> Data extract:
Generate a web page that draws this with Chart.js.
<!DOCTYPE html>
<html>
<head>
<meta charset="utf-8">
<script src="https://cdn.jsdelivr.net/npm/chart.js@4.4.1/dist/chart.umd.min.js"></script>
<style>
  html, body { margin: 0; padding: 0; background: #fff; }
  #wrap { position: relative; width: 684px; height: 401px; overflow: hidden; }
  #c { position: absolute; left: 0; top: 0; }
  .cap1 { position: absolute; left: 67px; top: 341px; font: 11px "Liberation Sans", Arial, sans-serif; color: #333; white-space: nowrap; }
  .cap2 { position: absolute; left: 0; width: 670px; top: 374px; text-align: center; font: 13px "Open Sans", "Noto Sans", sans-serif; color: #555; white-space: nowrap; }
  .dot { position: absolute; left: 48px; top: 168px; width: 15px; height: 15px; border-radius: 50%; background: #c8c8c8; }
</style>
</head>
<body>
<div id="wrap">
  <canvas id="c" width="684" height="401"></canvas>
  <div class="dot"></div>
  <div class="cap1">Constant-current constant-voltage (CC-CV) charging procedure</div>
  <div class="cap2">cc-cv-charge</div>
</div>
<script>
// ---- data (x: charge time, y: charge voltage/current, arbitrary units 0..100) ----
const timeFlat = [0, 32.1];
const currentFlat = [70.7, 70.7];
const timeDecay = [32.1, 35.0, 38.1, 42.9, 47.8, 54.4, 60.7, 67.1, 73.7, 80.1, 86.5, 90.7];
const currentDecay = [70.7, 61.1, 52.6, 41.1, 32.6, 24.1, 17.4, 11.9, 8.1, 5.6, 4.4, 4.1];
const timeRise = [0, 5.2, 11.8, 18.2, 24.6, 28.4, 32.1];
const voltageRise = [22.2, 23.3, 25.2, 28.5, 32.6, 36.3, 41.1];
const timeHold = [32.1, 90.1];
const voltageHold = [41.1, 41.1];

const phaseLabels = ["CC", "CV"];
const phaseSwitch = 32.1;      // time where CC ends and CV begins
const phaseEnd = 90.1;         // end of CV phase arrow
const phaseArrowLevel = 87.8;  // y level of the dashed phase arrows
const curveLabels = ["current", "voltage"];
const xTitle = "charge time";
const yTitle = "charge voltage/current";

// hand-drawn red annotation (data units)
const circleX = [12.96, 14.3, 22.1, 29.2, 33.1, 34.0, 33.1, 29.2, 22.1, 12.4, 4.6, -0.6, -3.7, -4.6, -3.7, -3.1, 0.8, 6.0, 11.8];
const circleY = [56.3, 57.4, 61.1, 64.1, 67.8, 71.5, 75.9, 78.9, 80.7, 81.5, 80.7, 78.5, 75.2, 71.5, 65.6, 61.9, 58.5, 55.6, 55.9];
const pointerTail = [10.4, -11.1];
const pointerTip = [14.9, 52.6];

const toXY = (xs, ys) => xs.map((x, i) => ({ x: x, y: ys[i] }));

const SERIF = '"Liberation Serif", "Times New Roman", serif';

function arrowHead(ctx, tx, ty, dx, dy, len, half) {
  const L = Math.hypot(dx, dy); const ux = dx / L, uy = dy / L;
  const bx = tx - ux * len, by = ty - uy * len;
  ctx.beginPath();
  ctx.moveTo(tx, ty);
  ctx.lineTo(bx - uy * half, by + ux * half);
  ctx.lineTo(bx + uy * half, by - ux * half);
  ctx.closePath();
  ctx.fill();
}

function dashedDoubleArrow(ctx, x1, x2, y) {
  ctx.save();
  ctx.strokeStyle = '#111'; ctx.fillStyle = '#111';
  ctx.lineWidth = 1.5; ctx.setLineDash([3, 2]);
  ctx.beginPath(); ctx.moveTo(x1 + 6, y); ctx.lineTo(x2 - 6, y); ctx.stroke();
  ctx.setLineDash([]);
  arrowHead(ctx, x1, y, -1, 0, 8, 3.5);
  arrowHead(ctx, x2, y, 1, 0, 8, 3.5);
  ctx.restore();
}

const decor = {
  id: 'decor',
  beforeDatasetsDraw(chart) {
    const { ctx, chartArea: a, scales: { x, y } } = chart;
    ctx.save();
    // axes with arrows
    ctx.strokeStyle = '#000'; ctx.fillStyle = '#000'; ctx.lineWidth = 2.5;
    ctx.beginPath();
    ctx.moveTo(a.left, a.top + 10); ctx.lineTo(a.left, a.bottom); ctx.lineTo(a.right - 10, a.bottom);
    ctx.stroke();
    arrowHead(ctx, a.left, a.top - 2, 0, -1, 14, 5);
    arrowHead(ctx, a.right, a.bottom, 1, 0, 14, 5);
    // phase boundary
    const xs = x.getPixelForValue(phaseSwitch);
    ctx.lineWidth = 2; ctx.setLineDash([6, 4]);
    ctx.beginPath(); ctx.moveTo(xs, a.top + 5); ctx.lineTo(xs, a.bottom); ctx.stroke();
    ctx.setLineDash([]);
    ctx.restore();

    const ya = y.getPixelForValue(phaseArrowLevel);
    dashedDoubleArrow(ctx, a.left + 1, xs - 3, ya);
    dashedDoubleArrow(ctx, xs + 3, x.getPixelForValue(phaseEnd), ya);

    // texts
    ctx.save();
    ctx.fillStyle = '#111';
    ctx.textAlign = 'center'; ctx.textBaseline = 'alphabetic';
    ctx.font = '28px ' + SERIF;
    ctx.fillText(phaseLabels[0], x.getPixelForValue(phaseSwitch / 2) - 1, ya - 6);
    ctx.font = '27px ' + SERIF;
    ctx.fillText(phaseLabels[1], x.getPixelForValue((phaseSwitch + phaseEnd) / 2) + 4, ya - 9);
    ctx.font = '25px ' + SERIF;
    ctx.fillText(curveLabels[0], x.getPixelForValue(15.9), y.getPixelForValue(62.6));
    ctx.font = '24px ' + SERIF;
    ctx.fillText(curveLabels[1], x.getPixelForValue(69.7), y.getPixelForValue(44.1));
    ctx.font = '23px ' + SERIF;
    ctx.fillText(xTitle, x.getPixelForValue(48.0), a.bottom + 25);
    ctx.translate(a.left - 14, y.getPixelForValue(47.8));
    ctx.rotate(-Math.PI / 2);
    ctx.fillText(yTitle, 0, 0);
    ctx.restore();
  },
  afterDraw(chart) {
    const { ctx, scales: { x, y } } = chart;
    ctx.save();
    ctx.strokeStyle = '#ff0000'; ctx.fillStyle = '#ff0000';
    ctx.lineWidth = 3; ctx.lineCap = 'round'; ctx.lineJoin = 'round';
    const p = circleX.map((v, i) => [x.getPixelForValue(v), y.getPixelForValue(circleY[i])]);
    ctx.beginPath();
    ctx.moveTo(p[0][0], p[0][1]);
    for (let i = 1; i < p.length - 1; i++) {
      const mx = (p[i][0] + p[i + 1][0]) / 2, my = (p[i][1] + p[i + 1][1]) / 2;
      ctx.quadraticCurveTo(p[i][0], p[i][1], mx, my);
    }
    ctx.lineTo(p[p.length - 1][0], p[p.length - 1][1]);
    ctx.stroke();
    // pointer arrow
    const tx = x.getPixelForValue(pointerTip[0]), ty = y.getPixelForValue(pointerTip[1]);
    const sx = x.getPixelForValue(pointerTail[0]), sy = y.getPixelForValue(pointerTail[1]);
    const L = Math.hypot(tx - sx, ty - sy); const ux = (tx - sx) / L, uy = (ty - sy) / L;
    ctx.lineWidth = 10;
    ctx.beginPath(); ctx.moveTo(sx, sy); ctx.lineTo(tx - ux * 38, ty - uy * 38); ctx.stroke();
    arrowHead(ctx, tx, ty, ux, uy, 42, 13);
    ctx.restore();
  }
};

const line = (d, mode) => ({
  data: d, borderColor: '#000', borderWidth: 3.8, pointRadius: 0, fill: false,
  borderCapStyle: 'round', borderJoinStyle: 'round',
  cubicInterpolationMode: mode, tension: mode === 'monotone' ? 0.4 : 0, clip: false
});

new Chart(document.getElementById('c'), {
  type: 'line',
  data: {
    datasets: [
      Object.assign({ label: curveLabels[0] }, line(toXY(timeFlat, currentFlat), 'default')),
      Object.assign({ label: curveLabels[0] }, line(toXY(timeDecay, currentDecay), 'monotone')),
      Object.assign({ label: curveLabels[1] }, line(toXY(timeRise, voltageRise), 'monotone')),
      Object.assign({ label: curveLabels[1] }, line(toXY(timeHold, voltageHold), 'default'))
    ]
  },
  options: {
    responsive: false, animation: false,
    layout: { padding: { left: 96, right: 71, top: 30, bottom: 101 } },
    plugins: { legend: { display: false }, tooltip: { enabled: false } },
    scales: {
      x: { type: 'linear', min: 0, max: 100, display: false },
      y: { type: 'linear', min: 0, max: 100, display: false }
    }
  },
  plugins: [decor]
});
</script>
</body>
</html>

> Aim of the exercise: In this exercise, copy only the lines from the opening line of the material through the line where "const voltageHold = [41.1, 41.1];" appears.

> Correct result:
Generate a web page that draws this with Chart.js.
<!DOCTYPE html>
<html>
<head>
<meta charset="utf-8">
<script src="https://cdn.jsdelivr.net/npm/chart.js@4.4.1/dist/chart.umd.min.js"></script>
<style>
  html, body { margin: 0; padding: 0; background: #fff; }
  #wrap { position: relative; width: 684px; height: 401px; overflow: hidden; }
  #c { position: absolute; left: 0; top: 0; }
  .cap1 { position: absolute; left: 67px; top: 341px; font: 11px "Liberation Sans", Arial, sans-serif; color: #333; white-space: nowrap; }
  .cap2 { position: absolute; left: 0; width: 670px; top: 374px; text-align: center; font: 13px "Open Sans", "Noto Sans", sans-serif; color: #555; white-space: nowrap; }
  .dot { position: absolute; left: 48px; top: 168px; width: 15px; height: 15px; border-radius: 50%; background: #c8c8c8; }
</style>
</head>
<body>
<div id="wrap">
  <canvas id="c" width="684" height="401"></canvas>
  <div class="dot"></div>
  <div class="cap1">Constant-current constant-voltage (CC-CV) charging procedure</div>
  <div class="cap2">cc-cv-charge</div>
</div>
<script>
// ---- data (x: charge time, y: charge voltage/current, arbitrary units 0..100) ----
const timeFlat = [0, 32.1];
const currentFlat = [70.7, 70.7];
const timeDecay = [32.1, 35.0, 38.1, 42.9, 47.8, 54.4, 60.7, 67.1, 73.7, 80.1, 86.5, 90.7];
const currentDecay = [70.7, 61.1, 52.6, 41.1, 32.6, 24.1, 17.4, 11.9, 8.1, 5.6, 4.4, 4.1];
const timeRise = [0, 5.2, 11.8, 18.2, 24.6, 28.4, 32.1];
const voltageRise = [22.2, 23.3, 25.2, 28.5, 32.6, 36.3, 41.1];
const timeHold = [32.1, 90.1];
const voltageHold = [41.1, 41.1];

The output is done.